In an interview with a local news portal, the 38-year-old said he was the “happiest director in the world” to know that people were reacting both positively and negatively towards his film, which collected RM97 million (US$21.8 million) in ticket sales during its theatrical run after it premiered in cinemas on June 23.
He continued by saying that it was typical for a director to elicit such reactions, and he’s experienced that even with his films that were box office successes.
Syamsul said he is content and grateful that the movie is trending because of all the reviews, good and bad.
“Whether they are favourable or unfavourable remarks, we will still rejoice.”
Mat Kilau: Kebangkitan Pahlawan is inspired by Mat Kilau, a local historical figure from the late 19th century who fought against the British in Pahang before the country gained its independence. It stars Adi Putra, Beto Kusyairy, Fattah Amin, Johan Asri and Rahim Razali.
The critics say the movie shows a lack of fundamental filmmaking skills and a desperation to deliver a biased, ahistorical message while hiding behind the word “fictional”.

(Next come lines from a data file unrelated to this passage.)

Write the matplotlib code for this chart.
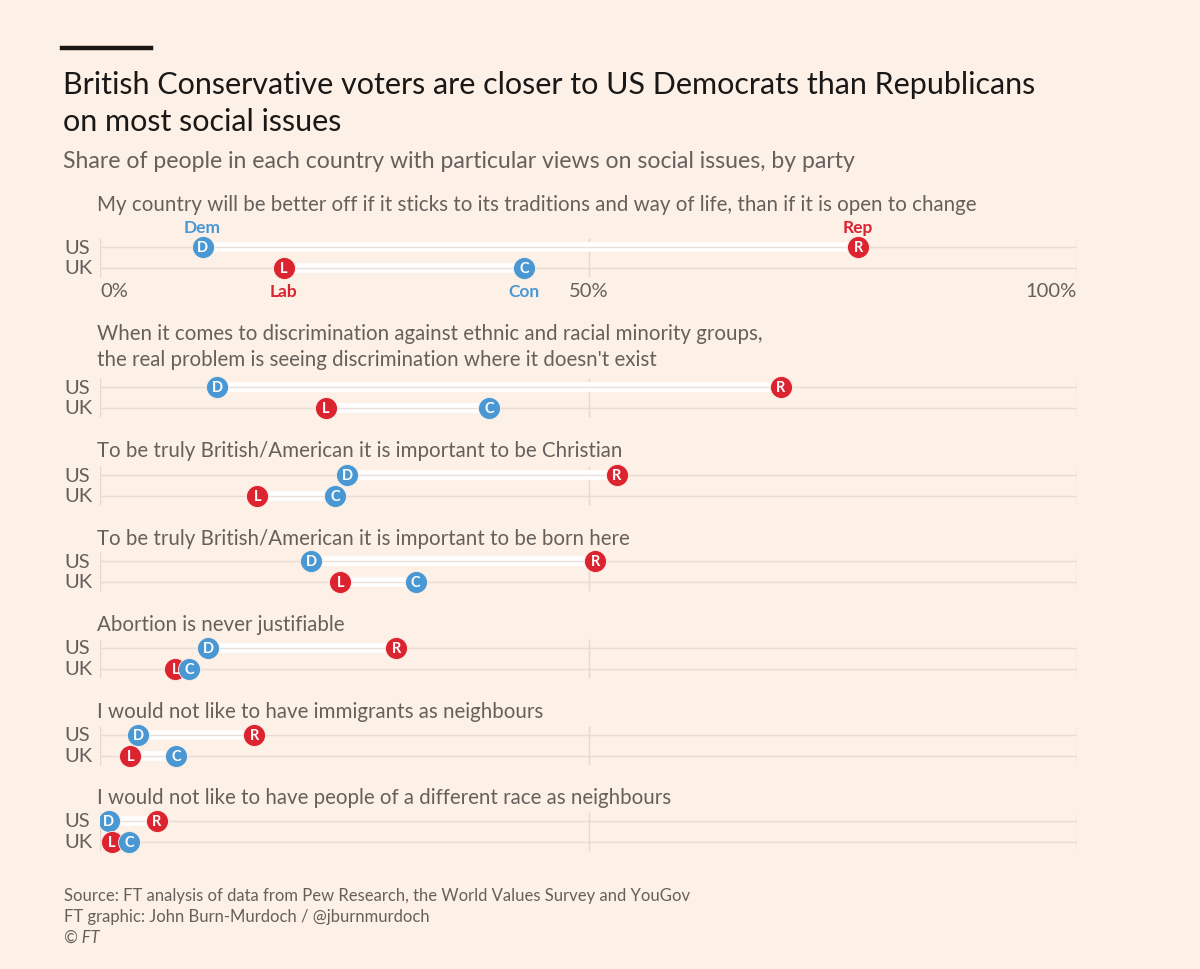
import numpy as np
import matplotlib.pyplot as plt

plt.rcParams['font.family'] = ['Lato', 'DejaVu Sans']

# data (share of people, %)
questions = [
    "My country will be better off if it sticks to its traditions and way of life, than if it is open to change",
    "When it comes to discrimination against ethnic and racial minority groups,\nthe real problem is seeing discrimination where it doesn't exist",
    "To be truly British/American it is important to be Christian",
    "To be truly British/American it is important to be born here",
    "Abortion is never justifiable",
    "I would not like to have immigrants as neighbours",
    "I would not like to have people of a different race as neighbours",
]
us_dem = [10.5, 12.0, 25.3, 21.6, 11.1, 3.9, 0.9]
us_rep = [77.6, 69.7, 52.9, 50.7, 30.3, 15.8, 5.8]
uk_lab = [18.8, 23.1, 16.1, 24.6, 7.7, 3.1, 1.2]
uk_con = [43.4, 39.8, 24.1, 32.3, 9.1, 7.8, 3.0]
tick_vals = [0, 50, 100]
tick_labels = ['0%', '50%', '100%']

BG = '#fdf0e6'
BLUE = '#4a98d3'
RED = '#dc2330'
GREY = '#66605c'
GRID = '#e3d9d0'

W, H = 1200, 970
fig = plt.figure(figsize=(W / 100, H / 100), dpi=100, facecolor=BG)


def fx(x):
    return x / W


def fy(y):
    return 1 - y / H


# header
fig.add_artist(plt.Line2D([fx(62), fx(151)], [fy(49), fy(49)], color='#1a1817', lw=3.2))
fig.text(fx(63), fy(85), "British Conservative voters are closer to US Democrats than Republicans",
         fontsize=22, color='#1a1817', va='center')
fig.text(fx(63), fy(122), "on most social issues", fontsize=22, color='#1a1817', va='center')
fig.text(fx(63), fy(162), "Share of people in each country with particular views on social issues, by party",
         fontsize=16.6, color=GREY, va='center')

# panel layout (pixel rows of the US line) and row gap
us_rows = [248, 388, 476, 562, 649, 736, 822]
q_rows = [205, 347, 451, 539, 625, 712, 798]
gap = 21
pad = 0.75
x0, x1 = 100, 1077

for i, q in enumerate(questions):
    top = us_rows[i] - pad * gap
    hgt = (1 + 2 * pad) * gap
    ax = fig.add_axes([fx(x0), fy(top + hgt), fx(x1 - x0), hgt / H])
    ax.set_xlim(0, 100)
    ax.set_ylim(1 + pad, -pad)
    ax.axis('off')
    ax.patch.set_alpha(0)

    for v in tick_vals:
        ax.plot([v, v], [-0.4, 1.4], color=GRID, lw=1, zorder=1)

    rows = [(0, us_dem[i], us_rep[i], BLUE, RED, 'D', 'R'),
            (1, uk_lab[i], uk_con[i], RED, BLUE, 'L', 'C')]
    for y, a, b, ca, cb, la, lb in rows:
        ax.plot([a, b], [y, y], color='white', lw=7, solid_capstyle='butt', zorder=2)
        ax.plot([0, 100], [y, y], color=GRID, lw=1, alpha=0.8, zorder=3)
        for val, col, lab in [(a, ca, la), (b, cb, lb)]:
            ax.scatter([val], [y], s=250, color=col, edgecolor=BG, linewidth=0.6, zorder=4)
            ax.text(val, y, lab, color='white', fontsize=10.5, fontweight='bold',
                    ha='center', va='center', zorder=5)

    fig.text(fx(64), fy(us_rows[i]), 'US', fontsize=14.5, color=GREY, va='center')
    fig.text(fx(64), fy(us_rows[i] + gap), 'UK', fontsize=14.5, color=GREY, va='center')
    fig.text(fx(97), fy(q_rows[i]), q, fontsize=14.8, color=GREY, va='center', linespacing=1.4)

    if i == 0:
        ax.text(us_dem[i], -0.95, 'Dem', color=BLUE, fontsize=12.5, fontweight='bold', ha='center', va='center')
        ax.text(us_rep[i], -0.95, 'Rep', color=RED, fontsize=12.5, fontweight='bold', ha='center', va='center')
        ax.text(uk_lab[i], 2.1, 'Lab', color=RED, fontsize=12.5, fontweight='bold', ha='center', va='center')
        ax.text(uk_con[i], 2.1, 'Con', color=BLUE, fontsize=12.5, fontweight='bold', ha='center', va='center')
        for v, t, ha in zip(tick_vals, tick_labels, ['left', 'center', 'right']):
            ax.text(v, 2.05, t, color=GREY, fontsize=14.5, ha=ha, va='center')
        for t in ax.texts:
            t.set_clip_on(False)

# footer
fig.text(fx(64), fy(896), "Source: FT analysis of data from Pew Research, the World Values Survey and YouGov",
         fontsize=12, color=GREY, va='center')
fig.text(fx(64), fy(917), "FT graphic: John Burn-Murdoch / @jburnmurdoch", fontsize=12, color=GREY, va='center')
fig.text(fx(64), fy(938), "© FT", fontsize=12, color=GREY, va='center', style='italic')

fig.savefig('out.png', dpi=100, facecolor=BG)
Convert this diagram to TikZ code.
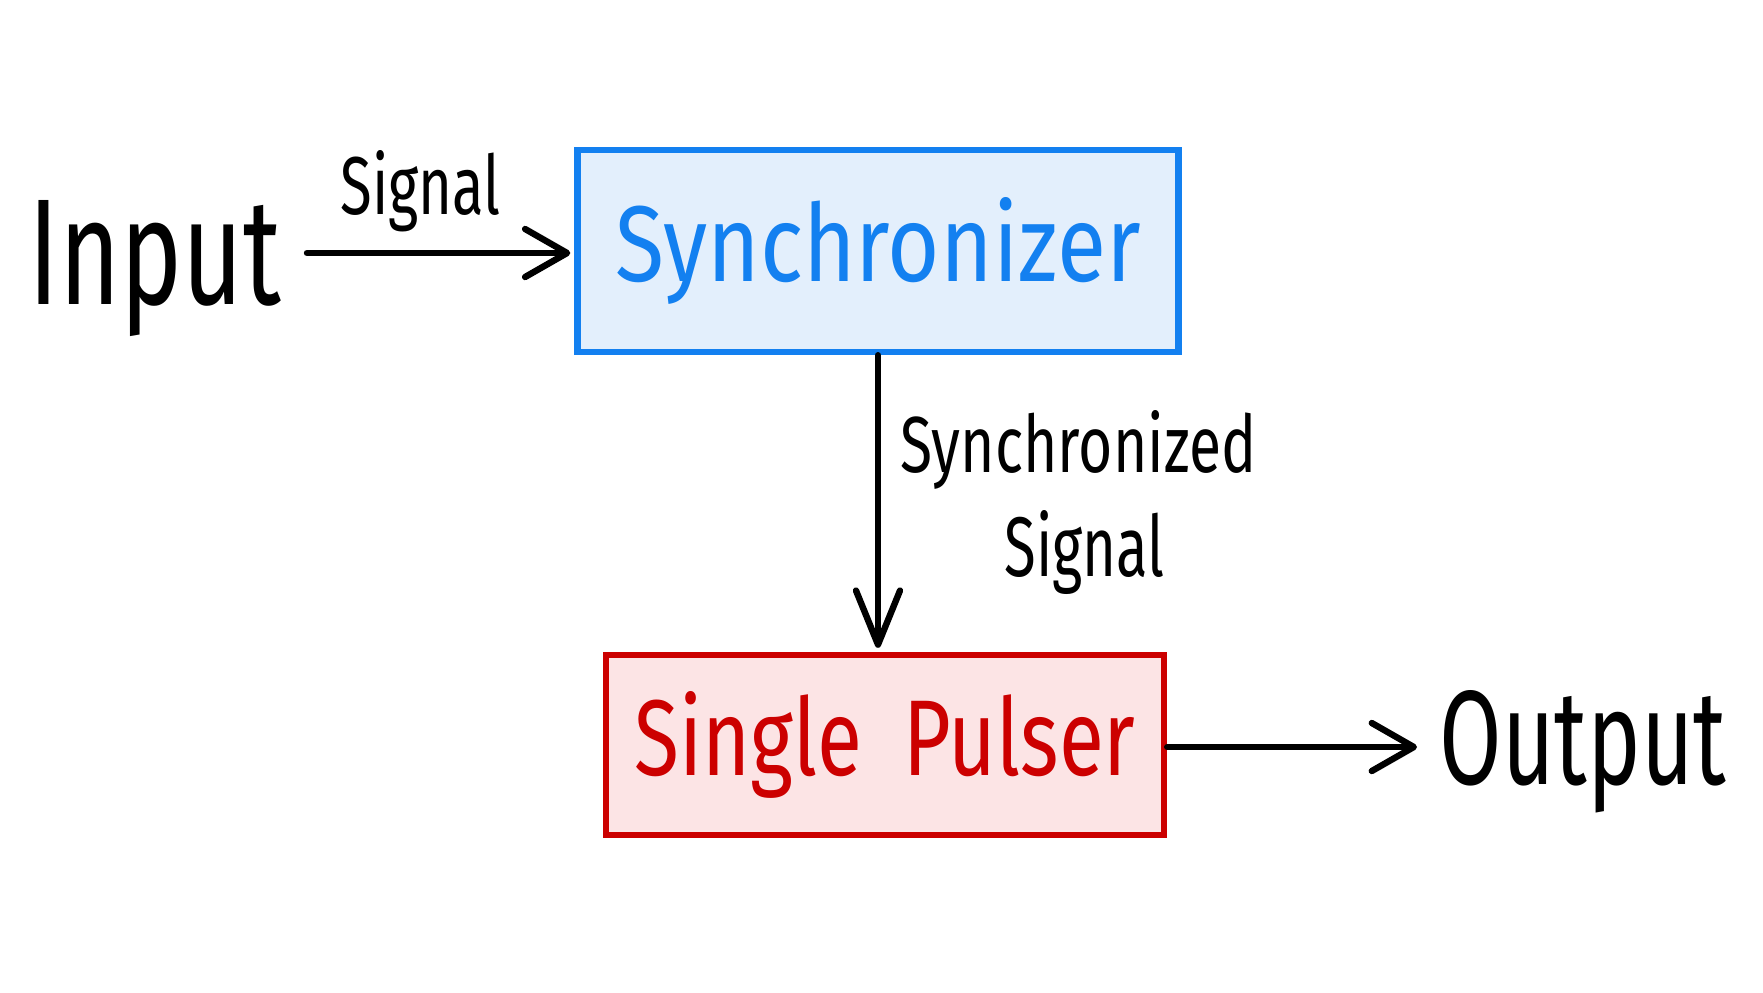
\documentclass[tikz,border=0pt]{standalone}
\usepackage{fontspec}
\setmainfont{Fira Sans}
\usetikzlibrary{arrows.meta}
\definecolor{bstroke}{HTML}{1380F0}
\definecolor{bfill}{HTML}{E3EFFC}
\definecolor{rstroke}{HTML}{CC0000}
\definecolor{rfill}{HTML}{FCE4E5}
\begin{document}
\begin{tikzpicture}[x=0.5pt,y=-0.5pt,
  conn/.style={line width=3.2pt, line cap=round, -{Straight Barb[length=21pt,width=24pt,line cap=round,line join=round]}},
  txt/.style={inner sep=0pt, anchor=base west},
  blk/.style={draw, line width=3.2pt, inner sep=0pt}]
\path[use as bounding box, fill=white] (0,0) rectangle (1763,992);
\node[blk, draw=bstroke, fill=bfill, text=bstroke, minimum width=300.5pt, minimum height=101pt] (sync) at (878,251) {\resizebox{262.5pt}{42pt}{Synchronizer}};
\node[blk, draw=rstroke, fill=rfill, text=rstroke, minimum width=279pt, minimum height=90pt] (pulse) at (885,745) {\resizebox{250.5pt}{42pt}{Single\hspace{0.5em}Pulser}};
\node[txt] (in) at (28,304) {\resizebox{126.5pt}{52pt}{Input}};
\node[txt] (out) at (1439,784) {\resizebox{143.5pt}{47pt}{Output}};
\node[txt] (lab1) at (340,214) {\resizebox{80pt}{32pt}{Signal}};
\node[txt] (lab2a) at (900,472) {\resizebox{178pt}{31pt}{Synchronized}};
\node[txt] (lab2b) at (1004,576) {\resizebox{80pt}{33pt}{Signal}};
\coordinate (inarr) at (307,253);
\draw[conn, shorten >=2pt] (inarr) -- (inarr -| sync.west);
\draw[conn, -{Straight Barb[length=27pt,width=22pt,line cap=round,line join=round]}, shorten >=2pt] (sync.south) -- (sync.south |- pulse.north);
\draw[conn, shorten >=11pt] ([yshift=-1pt]pulse.east) -- ([yshift=-1pt]pulse.east -| out.west);
\end{tikzpicture}
\end{document}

Many Twitter users complained that the film’s camerawork was terrible and that the script is overdramatic since most of its characters speak in formal Malay, leaving viewers to wonder if that was really how people spoke back then.
While the film states that it is a work of fiction, many were uncomfortable with the way it portrays non-Malays as the bad guys or boogeymen.
In the movie, Sikh guards act cruelly towards Malays and only loyal to their British counterparts, while a Chinese character plays the bad tauke (business owner) who is only interested in dealing with the British and has no problem forsaking the Malay people.
“There’s a reason why Mat Kilau was put on Netflix. Now many people know that this film is really bad.”